'In the Earth Under the Forest' is a day-in-the-life, fantasy-adjacent, vignette that exemplifies values such as emotional awareness, conflict resolutions, and communications. It makes great use of all the various community sprites, and all of their unique quirkiness to weave a story with just as many unique and fantastical details of this 'fae-like' forest setting. This story really does act as one half 'dealing with relationship conflicts' and one half 'nature documentary'. The romance is sweet and simple, and is surprisingly not the focus of this story.
This story is very character-driven, with each of the characters showing off their personality though dialog with each other, though some I felt were more successfully communicated than others. The one through line that I noticed is that everyone was overbearingly socially polite. I don't think that's particularly a bad thing to showcase social politeness like asking pronouns, permission to hug someone, or using almost clinical level of mental check ins, but scenes do seem to be artificially inflated each time that the inner monologue brought attention to these social graces. With all the characters being different hybrids of species, I don't think I ever got a clear visual on what the main character was or looked like, only gleaming that they were a cat of some kind by context clues later in the story.

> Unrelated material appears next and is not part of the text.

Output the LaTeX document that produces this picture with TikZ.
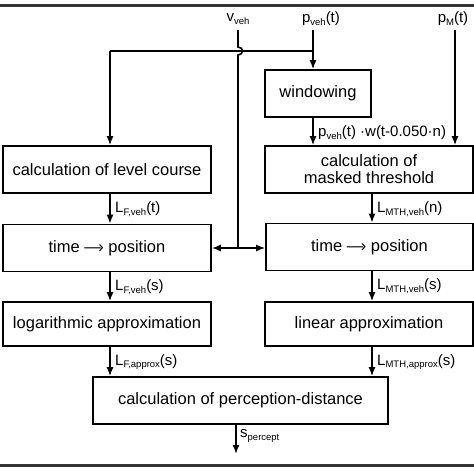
\documentclass[tikz,border=0pt]{standalone}
\usepackage{fontspec}
\setmainfont{Liberation Sans}
\usetikzlibrary{arrows.meta}
\newcommand\lsub[1]{\raisebox{-2.5pt}{\fontsize{9.5}{10}\selectfont #1}}
\begin{document}
\begin{tikzpicture}[x=1pt,y=-1pt,
  box/.style={draw,line width=1.6pt,inner sep=0pt,minimum height=47pt,align=center,font=\fontsize{16.5}{19}\selectfont},
  lab/.style={inner sep=0pt,anchor=west,font=\fontsize{15}{18}\selectfont},
  con/.style={line width=1.6pt,-{Latex[length=9pt,width=7pt]}},
  ln/.style={line width=1.6pt},
  frame/.style={line width=3pt,draw=black!80}]
\useasboundingbox (0,0) rectangle (474,474);
\draw[frame] (0,5) -- (474,5);
\draw[frame] (0,465) -- (474,465);
% boxes
\node[box,minimum width=106pt] (win) at (318,93.5) {windowing};
\node[box,minimum width=208pt] (calc) at (107,169.5) {calculation of level course};
\node[box,minimum width=208pt] (mask) at (369,169.5) {calculation of\\[-2pt]masked threshold};
\node[box,minimum width=208pt] (tpL) at (107,248) {time —\kern-0.15em› position};
\node[box,minimum width=207pt] (tpR) at (369.5,247) {time —\kern-0.15em› position};
\node[box,minimum width=208pt,minimum height=44pt] (logA) at (107,324) {logarithmic approximation};
\node[box,minimum width=208pt,minimum height=44pt] (linA) at (369,324) {linear approximation};
\node[box,minimum width=295pt] (perc) at (240.5,400.5) {calculation of perception-distance};
% input labels
\node[lab,anchor=center] (vveh) at (238,19) {v\lsub{veh}};
\node[lab,anchor=center] (pveh) at (321,19) {p\lsub{veh}(t)};
\node[lab,anchor=center] (pM) at (453,19) {p\lsub{M}(t)};
% coordinates
\coordinate (vtop) at (238,30);
\coordinate (hopa) at (238,47);
\coordinate (hopb) at (238,55);
\coordinate (split) at (238,248);
\coordinate (ptop) at (313,30);
\coordinate (pbr) at (313,51);
\coordinate (lcol) at (110,51);
\coordinate (mtop) at (455,30);
\coordinate (rcol) at (372,0);
\coordinate (scol) at (236,0);
\coordinate (send) at (236,454);
% connectors
\draw[con] (ptop) -- (win.north -| ptop);
\draw[ln] (pbr) -- (lcol);
\draw[con] (lcol) -- (calc.north -| lcol);
\draw[con] (win.south -| ptop) -- (mask.north -| ptop);
\draw[con] (mtop) -- (mask.north -| mtop);
\draw[ln] (vtop) -- (hopa) .. controls (244,47) and (244,55) .. (hopb) -- (split);
\draw[con] (split) -- (tpL.east |- split);
\draw[con] (split) -- (tpR.west |- split);
\draw[con] (calc.south -| lcol) -- (tpL.north -| lcol);
\draw[con] (tpL.south -| lcol) -- (logA.north -| lcol);
\draw[con] (logA.south -| lcol) -- (perc.north -| lcol);
\draw[con] (mask.south -| rcol) -- (tpR.north -| rcol);
\draw[con] (tpR.south -| rcol) -- (linA.north -| rcol);
\draw[con] (linA.south -| rcol) -- (perc.north -| rcol);
\draw[con] (perc.south -| scol) -- (send);
% connector labels
\node[lab] (l1) at (318,133) {p\lsub{veh}(t) ·w(t-0.050·n)};
\node[lab] (l2) at (115,209) {L\lsub{F,veh}(t)};
\node[lab] (l3) at (377,209) {L\lsub{MTH,veh}(n)};
\node[lab] (l4) at (115,287) {L\lsub{F,veh}(s)};
\node[lab] (l5) at (377,286) {L\lsub{MTH,veh}(s)};
\node[lab] (l6) at (115,362) {L\lsub{F,approx}(s)};
\node[lab] (l7) at (377,362) {L\lsub{MTH,approx}(s)};
\node[lab] (l8) at (240,436) {s\lsub{percept}};
\end{tikzpicture}
\end{document}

My biggest issue that I can find in this story, is that the characters don't seem to have any flaws, or the flaws they have are so minor and easily resolved that there's not much of a big payoff at the end. Throughout the story, the only conflicts are 'you can't move to the forest because reasons' and 'something is wrong with the forest because reasons', so it doesn't feel like any of the characters have an arc, grow, or learn something once the reason is uncovered. Some examples I could think of would be making the mother be actively showing her disdain against outsiders, have the friend have a visible jealousy streak of you, giving the wolf partner an anger issue and inability to vocalize his feelings, etc. Giving characters flaws is what allows them to have a starting point to grow from.
The overarching theme of this story seems to be about listening and communicating effectively, which is why I think it makes sense the final solution to the story is 'listening to the spirits under the forest', but the story needed to build up to it better. Something that we discover can only be done by a 'special person chosen by the forest', which is a concept introduced much later and bestowed upon the main character 'chosen-one-style', also kind of undermines the idea that everyone should be able to listen. One consideration is to up the amount of family disputes earlier on in the story, to parallel the idea that conflict is what happens when people talk past each other, and resolving it is to get over yourself and start listening.
As far as 'light in the dark' themes, I think it's the glowing mushrooms in the earth that is supposed to be the light in the dark? Figuratively, it'd be a stretch to say that the emotional or metaphorical representation is the main character being a 'light' to contrast with the 'dark' of... the forest injuring it's inhabitants, so I feel this story didn't quite hit the brief. The romance aspect of this story is very light and sweet, surprisingly easy that this couple turned into a throuple in three days. Overall, it's a very creative setting and the use of the sprites, and the story is a pleasant read, if a bit one-note. I commend you on the word count, however, shows that you're capable of doing the writing, just need to hone in on refining it.